● **SUPPLIED RECORDS**:
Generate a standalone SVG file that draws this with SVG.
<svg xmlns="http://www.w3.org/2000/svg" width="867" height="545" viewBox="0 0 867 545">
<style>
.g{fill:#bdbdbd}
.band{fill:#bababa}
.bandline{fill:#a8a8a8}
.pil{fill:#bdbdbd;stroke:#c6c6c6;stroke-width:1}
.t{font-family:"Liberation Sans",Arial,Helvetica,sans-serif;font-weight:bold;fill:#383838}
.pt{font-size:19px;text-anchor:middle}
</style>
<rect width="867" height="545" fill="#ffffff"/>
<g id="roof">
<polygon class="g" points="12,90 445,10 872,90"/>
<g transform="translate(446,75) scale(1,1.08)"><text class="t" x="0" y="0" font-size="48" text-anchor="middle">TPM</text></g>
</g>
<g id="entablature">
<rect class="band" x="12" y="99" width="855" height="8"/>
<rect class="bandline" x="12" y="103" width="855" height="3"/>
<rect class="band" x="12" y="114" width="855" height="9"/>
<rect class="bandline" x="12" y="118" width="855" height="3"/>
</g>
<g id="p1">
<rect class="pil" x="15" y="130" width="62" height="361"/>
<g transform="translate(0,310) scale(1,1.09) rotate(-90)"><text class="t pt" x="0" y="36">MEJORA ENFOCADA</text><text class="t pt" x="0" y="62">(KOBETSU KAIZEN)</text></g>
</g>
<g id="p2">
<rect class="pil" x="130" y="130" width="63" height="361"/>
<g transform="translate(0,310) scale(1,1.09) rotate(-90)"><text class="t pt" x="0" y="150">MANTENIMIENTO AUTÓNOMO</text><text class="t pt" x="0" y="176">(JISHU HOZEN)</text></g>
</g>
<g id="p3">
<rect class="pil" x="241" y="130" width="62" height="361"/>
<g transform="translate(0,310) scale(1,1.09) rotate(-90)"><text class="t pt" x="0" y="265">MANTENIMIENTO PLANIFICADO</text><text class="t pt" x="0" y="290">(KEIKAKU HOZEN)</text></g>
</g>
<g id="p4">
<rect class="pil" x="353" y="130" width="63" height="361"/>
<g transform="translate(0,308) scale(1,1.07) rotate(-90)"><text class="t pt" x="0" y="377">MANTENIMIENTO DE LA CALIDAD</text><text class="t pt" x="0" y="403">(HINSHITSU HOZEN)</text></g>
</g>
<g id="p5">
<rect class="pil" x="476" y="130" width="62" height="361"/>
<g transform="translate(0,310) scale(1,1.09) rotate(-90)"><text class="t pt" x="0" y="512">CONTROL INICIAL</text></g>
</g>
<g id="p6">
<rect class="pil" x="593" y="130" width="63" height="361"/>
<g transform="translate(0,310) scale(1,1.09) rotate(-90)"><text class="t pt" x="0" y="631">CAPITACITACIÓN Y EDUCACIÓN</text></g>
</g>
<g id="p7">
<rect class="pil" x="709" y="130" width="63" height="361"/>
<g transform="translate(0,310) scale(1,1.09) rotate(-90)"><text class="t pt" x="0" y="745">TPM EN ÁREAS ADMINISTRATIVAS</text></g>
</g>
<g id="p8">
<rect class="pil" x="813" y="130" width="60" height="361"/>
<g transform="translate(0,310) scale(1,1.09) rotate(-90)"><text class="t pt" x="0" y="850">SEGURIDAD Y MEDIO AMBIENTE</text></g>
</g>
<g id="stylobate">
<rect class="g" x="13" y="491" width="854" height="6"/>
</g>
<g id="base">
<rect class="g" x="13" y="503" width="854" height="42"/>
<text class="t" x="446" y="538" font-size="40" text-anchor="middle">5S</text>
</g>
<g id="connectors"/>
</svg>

==

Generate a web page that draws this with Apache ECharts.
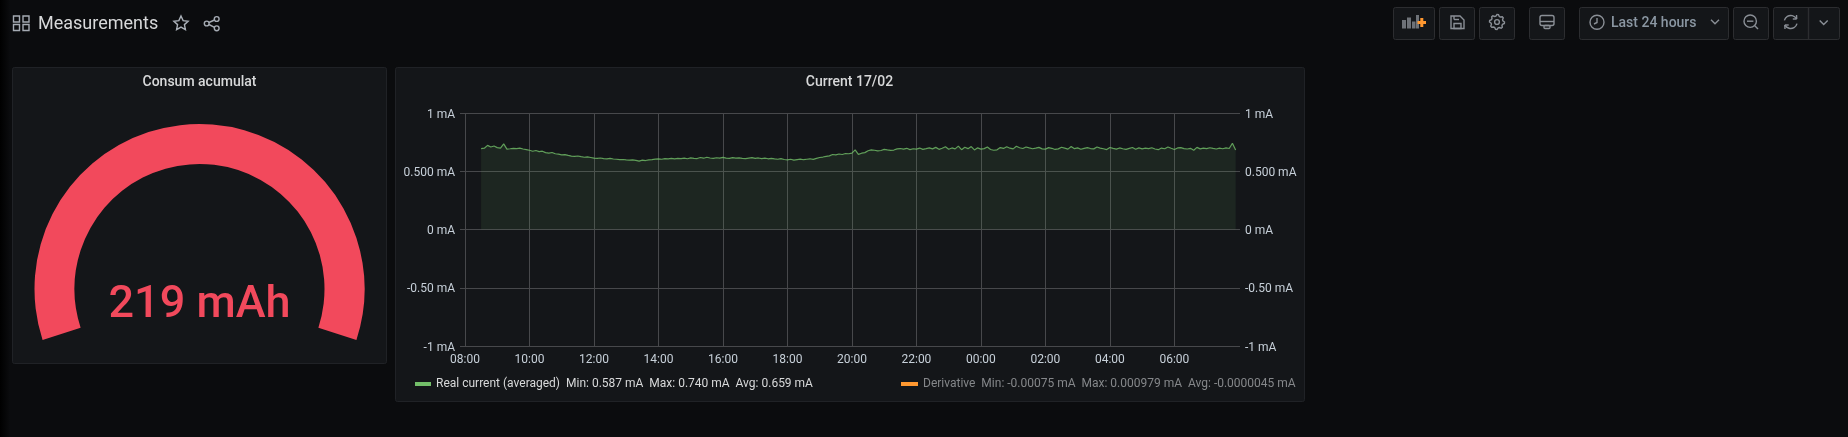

● **INSTRUCTION**:
Copy in full each line that holds the word "draws".

● **RESULT OF THE TASK**:
Generate a standalone SVG file that draws this with SVG.
Generate a web page that draws this with Apache ECharts.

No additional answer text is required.